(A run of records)

-- Start --

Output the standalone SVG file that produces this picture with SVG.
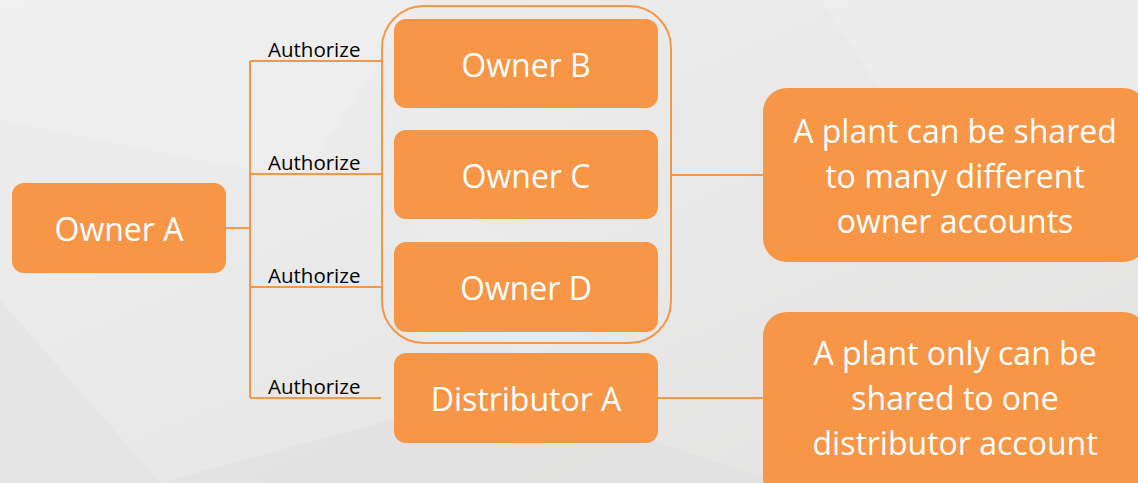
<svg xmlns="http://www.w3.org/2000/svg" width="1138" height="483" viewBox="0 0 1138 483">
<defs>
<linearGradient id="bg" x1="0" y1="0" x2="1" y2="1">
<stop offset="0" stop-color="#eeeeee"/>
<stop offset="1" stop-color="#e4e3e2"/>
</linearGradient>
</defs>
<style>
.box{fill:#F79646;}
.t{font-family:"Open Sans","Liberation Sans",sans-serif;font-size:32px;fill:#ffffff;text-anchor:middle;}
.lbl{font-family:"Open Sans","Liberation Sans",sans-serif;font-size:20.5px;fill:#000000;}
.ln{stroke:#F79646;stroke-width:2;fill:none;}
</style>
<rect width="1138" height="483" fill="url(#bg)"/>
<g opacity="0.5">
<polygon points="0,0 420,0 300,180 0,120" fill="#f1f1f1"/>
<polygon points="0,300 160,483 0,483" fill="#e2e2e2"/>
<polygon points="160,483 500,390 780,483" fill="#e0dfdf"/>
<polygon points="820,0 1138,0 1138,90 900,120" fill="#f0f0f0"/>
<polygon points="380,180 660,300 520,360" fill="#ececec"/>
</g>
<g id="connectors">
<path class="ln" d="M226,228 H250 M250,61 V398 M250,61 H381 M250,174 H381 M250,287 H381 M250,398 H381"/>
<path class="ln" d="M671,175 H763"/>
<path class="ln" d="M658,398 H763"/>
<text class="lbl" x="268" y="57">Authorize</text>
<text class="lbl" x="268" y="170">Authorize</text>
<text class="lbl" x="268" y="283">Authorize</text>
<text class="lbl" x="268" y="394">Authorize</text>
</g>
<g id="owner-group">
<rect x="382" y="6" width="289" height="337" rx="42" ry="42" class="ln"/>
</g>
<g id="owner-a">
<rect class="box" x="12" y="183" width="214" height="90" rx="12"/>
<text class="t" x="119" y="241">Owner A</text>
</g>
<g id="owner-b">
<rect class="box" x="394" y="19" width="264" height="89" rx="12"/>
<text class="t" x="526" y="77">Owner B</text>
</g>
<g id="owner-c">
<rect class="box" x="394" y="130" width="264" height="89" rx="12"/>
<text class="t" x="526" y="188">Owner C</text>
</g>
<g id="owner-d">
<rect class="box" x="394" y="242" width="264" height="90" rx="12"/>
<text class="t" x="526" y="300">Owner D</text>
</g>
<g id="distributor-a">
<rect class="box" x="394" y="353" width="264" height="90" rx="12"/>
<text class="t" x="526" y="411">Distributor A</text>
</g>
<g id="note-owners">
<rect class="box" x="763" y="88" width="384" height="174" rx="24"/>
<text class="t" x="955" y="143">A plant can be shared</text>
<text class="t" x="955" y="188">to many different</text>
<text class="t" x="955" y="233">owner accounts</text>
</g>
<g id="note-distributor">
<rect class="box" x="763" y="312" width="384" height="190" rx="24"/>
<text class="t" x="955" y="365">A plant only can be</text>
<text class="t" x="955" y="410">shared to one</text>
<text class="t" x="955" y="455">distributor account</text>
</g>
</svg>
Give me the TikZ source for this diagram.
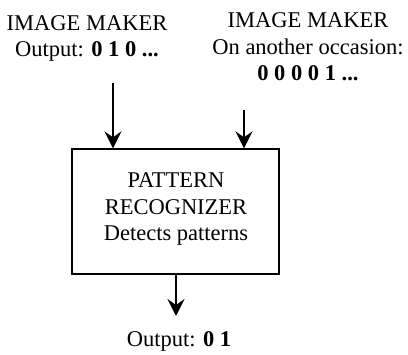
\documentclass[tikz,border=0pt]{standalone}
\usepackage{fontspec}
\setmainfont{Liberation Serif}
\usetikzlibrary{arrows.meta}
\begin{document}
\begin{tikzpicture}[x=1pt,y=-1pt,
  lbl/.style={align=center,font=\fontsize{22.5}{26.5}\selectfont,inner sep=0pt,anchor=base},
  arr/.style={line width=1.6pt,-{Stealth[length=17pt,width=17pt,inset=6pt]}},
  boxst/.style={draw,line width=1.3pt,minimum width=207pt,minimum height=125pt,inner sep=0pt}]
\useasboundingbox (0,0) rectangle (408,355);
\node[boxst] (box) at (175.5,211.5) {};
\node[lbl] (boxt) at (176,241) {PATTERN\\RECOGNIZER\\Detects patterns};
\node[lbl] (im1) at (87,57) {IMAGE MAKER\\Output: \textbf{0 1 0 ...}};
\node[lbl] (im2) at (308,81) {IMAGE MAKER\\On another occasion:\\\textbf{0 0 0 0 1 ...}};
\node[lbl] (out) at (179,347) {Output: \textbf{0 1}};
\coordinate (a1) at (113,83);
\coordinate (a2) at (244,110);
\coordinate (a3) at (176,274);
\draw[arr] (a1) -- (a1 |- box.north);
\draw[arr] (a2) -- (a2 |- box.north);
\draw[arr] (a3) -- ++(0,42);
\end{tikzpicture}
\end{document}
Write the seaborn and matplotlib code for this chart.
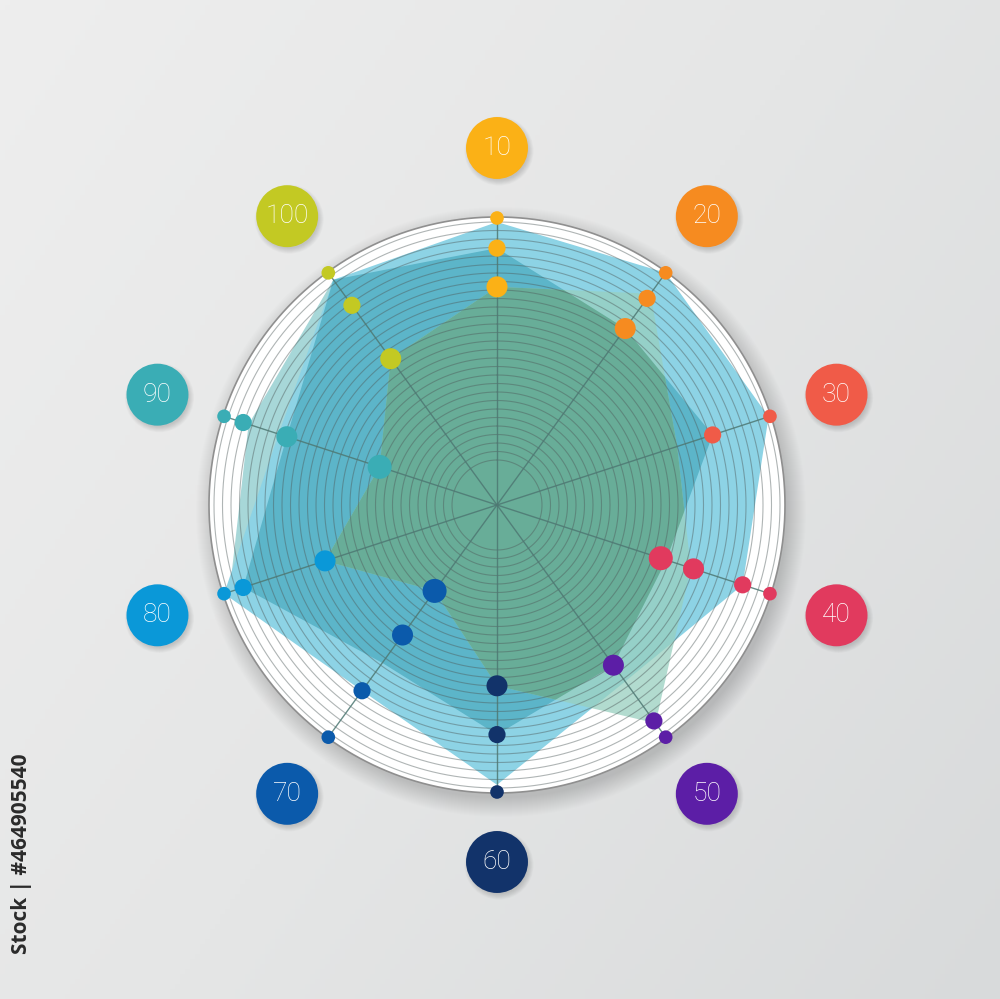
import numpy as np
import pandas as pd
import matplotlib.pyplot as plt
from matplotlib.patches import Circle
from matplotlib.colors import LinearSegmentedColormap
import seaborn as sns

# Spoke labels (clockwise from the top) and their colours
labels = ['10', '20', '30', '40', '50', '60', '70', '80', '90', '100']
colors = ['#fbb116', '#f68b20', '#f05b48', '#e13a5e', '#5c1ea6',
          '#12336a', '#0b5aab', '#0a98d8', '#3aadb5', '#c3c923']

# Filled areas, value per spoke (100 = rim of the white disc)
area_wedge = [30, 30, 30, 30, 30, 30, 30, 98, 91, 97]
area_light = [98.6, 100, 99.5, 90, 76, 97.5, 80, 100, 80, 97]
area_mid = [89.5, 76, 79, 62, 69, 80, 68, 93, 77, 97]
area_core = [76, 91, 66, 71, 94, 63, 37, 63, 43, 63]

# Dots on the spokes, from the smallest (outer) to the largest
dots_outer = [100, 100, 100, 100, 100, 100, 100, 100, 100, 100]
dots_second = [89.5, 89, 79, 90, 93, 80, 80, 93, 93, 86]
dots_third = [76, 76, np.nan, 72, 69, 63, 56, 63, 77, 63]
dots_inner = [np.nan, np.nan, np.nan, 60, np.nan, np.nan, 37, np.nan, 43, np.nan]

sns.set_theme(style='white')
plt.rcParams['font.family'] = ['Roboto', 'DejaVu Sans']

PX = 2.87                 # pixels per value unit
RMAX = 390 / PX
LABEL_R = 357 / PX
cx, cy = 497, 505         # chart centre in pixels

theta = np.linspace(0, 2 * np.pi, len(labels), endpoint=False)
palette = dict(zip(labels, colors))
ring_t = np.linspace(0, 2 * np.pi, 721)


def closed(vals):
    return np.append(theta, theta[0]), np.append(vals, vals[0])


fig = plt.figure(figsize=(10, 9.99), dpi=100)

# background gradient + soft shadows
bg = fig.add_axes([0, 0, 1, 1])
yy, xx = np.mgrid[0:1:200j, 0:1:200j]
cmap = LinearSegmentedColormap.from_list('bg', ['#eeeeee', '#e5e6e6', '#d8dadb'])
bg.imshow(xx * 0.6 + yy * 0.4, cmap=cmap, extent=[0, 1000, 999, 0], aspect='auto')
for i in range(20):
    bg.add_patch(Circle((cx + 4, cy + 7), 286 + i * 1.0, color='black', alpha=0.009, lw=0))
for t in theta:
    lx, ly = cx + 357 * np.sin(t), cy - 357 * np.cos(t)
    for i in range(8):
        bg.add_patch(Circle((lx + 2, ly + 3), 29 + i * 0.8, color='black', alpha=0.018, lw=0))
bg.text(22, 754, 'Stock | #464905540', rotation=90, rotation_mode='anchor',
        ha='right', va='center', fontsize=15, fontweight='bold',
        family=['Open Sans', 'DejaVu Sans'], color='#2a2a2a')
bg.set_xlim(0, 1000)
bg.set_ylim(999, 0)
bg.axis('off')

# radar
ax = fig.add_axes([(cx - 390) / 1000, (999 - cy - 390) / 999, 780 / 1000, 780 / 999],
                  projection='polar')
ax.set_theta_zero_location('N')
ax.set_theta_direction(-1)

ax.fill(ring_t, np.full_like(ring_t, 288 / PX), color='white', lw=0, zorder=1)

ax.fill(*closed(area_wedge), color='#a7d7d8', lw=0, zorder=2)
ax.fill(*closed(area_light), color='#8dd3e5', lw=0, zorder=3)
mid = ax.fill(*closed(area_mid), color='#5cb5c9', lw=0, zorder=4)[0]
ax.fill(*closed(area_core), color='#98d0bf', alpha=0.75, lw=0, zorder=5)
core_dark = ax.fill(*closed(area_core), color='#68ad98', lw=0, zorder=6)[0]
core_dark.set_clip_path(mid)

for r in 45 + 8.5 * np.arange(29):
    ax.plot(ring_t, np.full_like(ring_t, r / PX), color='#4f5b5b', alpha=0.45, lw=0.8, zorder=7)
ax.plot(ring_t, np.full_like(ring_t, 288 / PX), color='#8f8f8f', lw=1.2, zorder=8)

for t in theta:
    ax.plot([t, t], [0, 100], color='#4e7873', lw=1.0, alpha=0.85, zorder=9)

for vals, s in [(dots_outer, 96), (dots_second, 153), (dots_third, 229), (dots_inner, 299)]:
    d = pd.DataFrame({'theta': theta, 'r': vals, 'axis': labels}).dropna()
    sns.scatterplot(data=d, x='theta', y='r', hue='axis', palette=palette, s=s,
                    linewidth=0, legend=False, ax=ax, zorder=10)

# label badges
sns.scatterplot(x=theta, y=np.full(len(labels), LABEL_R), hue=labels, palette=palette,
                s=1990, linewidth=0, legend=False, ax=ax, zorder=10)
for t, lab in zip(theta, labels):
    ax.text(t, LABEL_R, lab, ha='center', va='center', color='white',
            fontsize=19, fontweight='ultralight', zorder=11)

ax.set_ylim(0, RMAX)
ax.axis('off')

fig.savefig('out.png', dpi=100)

-- End --

Directive: Your first line is the one with "Write the seaborn", and your last is the one with "import seaborn as sns". Copy those and every line between them exactly, without any pictures.

Written solution:
Write the seaborn and matplotlib code for this chart.
import numpy as np
import pandas as pd
import matplotlib.pyplot as plt
from matplotlib.patches import Circle
from matplotlib.colors import LinearSegmentedColormap
import seaborn as sns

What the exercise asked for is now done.